-- start of Data excerpt --

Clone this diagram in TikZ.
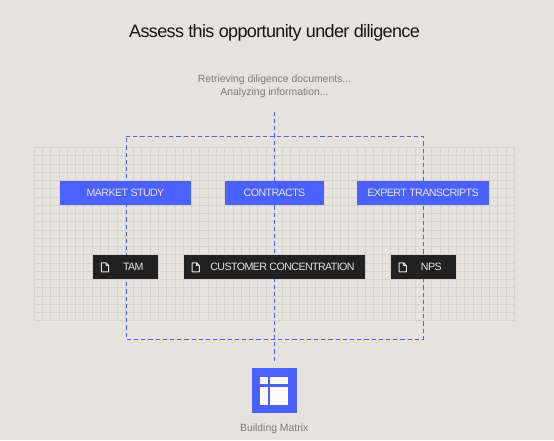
\documentclass[tikz,border=0pt]{standalone}
\usepackage{fontspec}
\setmainfont{Liberation Sans}
\usepackage{xcolor}
\usetikzlibrary{positioning,calc}
\definecolor{paper}{HTML}{E6E3DF}
\definecolor{blue}{HTML}{4A60FF}
\definecolor{ink}{HTML}{151515}
\definecolor{dark}{HTML}{212121}
\definecolor{gridline}{HTML}{D6D2CD}
\definecolor{gray}{HTML}{7C7976}
\newcommand{\Cx}{274.5}
\newcommand{\Lx}{126}
\newcommand{\Rx}{423}
\newfontfamily\capsfont[LetterSpace=-5.5]{Liberation Sans}
\newfontfamily\titlefont[LetterSpace=-3.5]{Liberation Sans}
\tikzset{
  bluebox/.style={fill=blue, text=paper, minimum height=18pt, inner sep=0pt, font=\capsfont\fontsize{8pt}{10pt}\selectfont},
  darkbox/.style={fill=dark, minimum height=18pt, inner sep=0pt},
  darklabel/.style={text=paper, inner sep=0pt, font=\capsfont\fontsize{8pt}{10pt}\selectfont},
  status/.style={text=gray, inner sep=0pt, font=\fontsize{7.8pt}{10pt}\selectfont},
  pane/.style={fill=white!85!paper},
  link/.style={blue, line width=0.6pt, dash pattern=on 3.2pt off 2.2pt},
  docicon/.pic={\draw[paper, line width=0.7pt, line join=round]
    (-3.6,-4.5) -- (1,-4.5) -- (3.6,-1.8) -- (3.6,4.5) -- (-3.6,4.5) -- cycle
    (1,-4.5) -- (1,-1.8) -- (3.6,-1.8);}
}
\begin{document}
\begin{tikzpicture}[x=0.75pt,y=-0.75pt]
\fill[paper] (0,0) rectangle (554,440);
\useasboundingbox (0,0) rectangle (554,440);
% ---- GRID: backing sheet of small square cells
\foreach \i in {0,...,58} { \draw[gridline, line width=0.75pt] (34.3+\i*8.28,147.7) -- (34.3+\i*8.28,321); }
\foreach \j in {0,...,21} { \draw[gridline, line width=0.75pt] (34.3,147.7+\j*8.25) -- (514.5,147.7+\j*8.25); }
% ---- TEXT above the bracket
\node[text=ink, inner sep=0pt, font=\titlefont\fontsize{13.5pt}{16pt}\selectfont] (title) at (\Cx,33) {Assess this opportunity under diligence};
\node[status] (retrieving) at (\Cx,79.5) {Retrieving diligence documents...};
\node[status] (analyzing) at (\Cx,93) {Analyzing information...};
% ---- CONNECTOR: stem, dashed bracket, stem
\coordinate (stemtop) at (\Cx,111.7);
\coordinate (stembot) at (\Cx,361.7);
\coordinate (boxtl) at (\Lx,136);
\coordinate (boxtr) at (\Rx,136);
\coordinate (boxbr) at (\Rx,339);
\coordinate (boxbl) at (\Lx,339);
\draw[link] (stemtop) -- (stembot);
\draw[link] (boxtl) -- (boxtr) -- (boxbr) -- (boxbl) -- cycle;
% ---- TIER A: source documents
\node[bluebox, minimum width=98.7pt] (market) at (125.5,193) {MARKET STUDY};
\node[bluebox, minimum width=74.2pt] (contracts) at (\Cx,193) {CONTRACTS};
\node[bluebox, minimum width=98.7pt] (expert) at (\Rx,193) {EXPERT TRANSCRIPTS};
% ---- TIER B: extracted items, file glyph left of the label
\node[darkbox, minimum width=48.8pt] (tam) at (125.5,267.3) {};
\node[darkbox, minimum width=136pt] (customer) at (274.3,267.3) {};
\node[darkbox, minimum width=49pt] (nps) at (423.3,267.3) {};
\pic at (105,267.3) {docicon};
\pic at (195.7,267.3) {docicon};
\pic at (402.7,267.3) {docicon};
\node[darklabel] (tamlabel) at (133.3,267.3) {TAM};
\node[darklabel] (customerlabel) at (282.5,267.3) {CUSTOMER CONCENTRATION};
\node[darklabel] (npslabel) at (431.3,267.3) {NPS};
% ---- OUTPUT: matrix tile
\node[fill=blue, minimum size=33.75pt, inner sep=0pt] (matrix) at (274.2,390.8) {};
\fill[pane] (260,377.3) rectangle (267.7,384.3);
\fill[pane] (270,377.3) rectangle (288.3,384.3);
\fill[pane] (260,386.7) rectangle (267.7,404.7);
\fill[pane] (270,386.7) rectangle (288.3,404.7);
\node[status, below=7.5pt of matrix] (building) {Building Matrix};
\end{tikzpicture}
\end{document}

-- end of Data excerpt --

**Problem:** Copy each line that contains the word "this".

**The output:**
Clone this diagram in TikZ.
\node[text=ink, inner sep=0pt, font=\titlefont\fontsize{13.5pt}{16pt}\selectfont] (title) at (\Cx,33) {Assess this opportunity under diligence};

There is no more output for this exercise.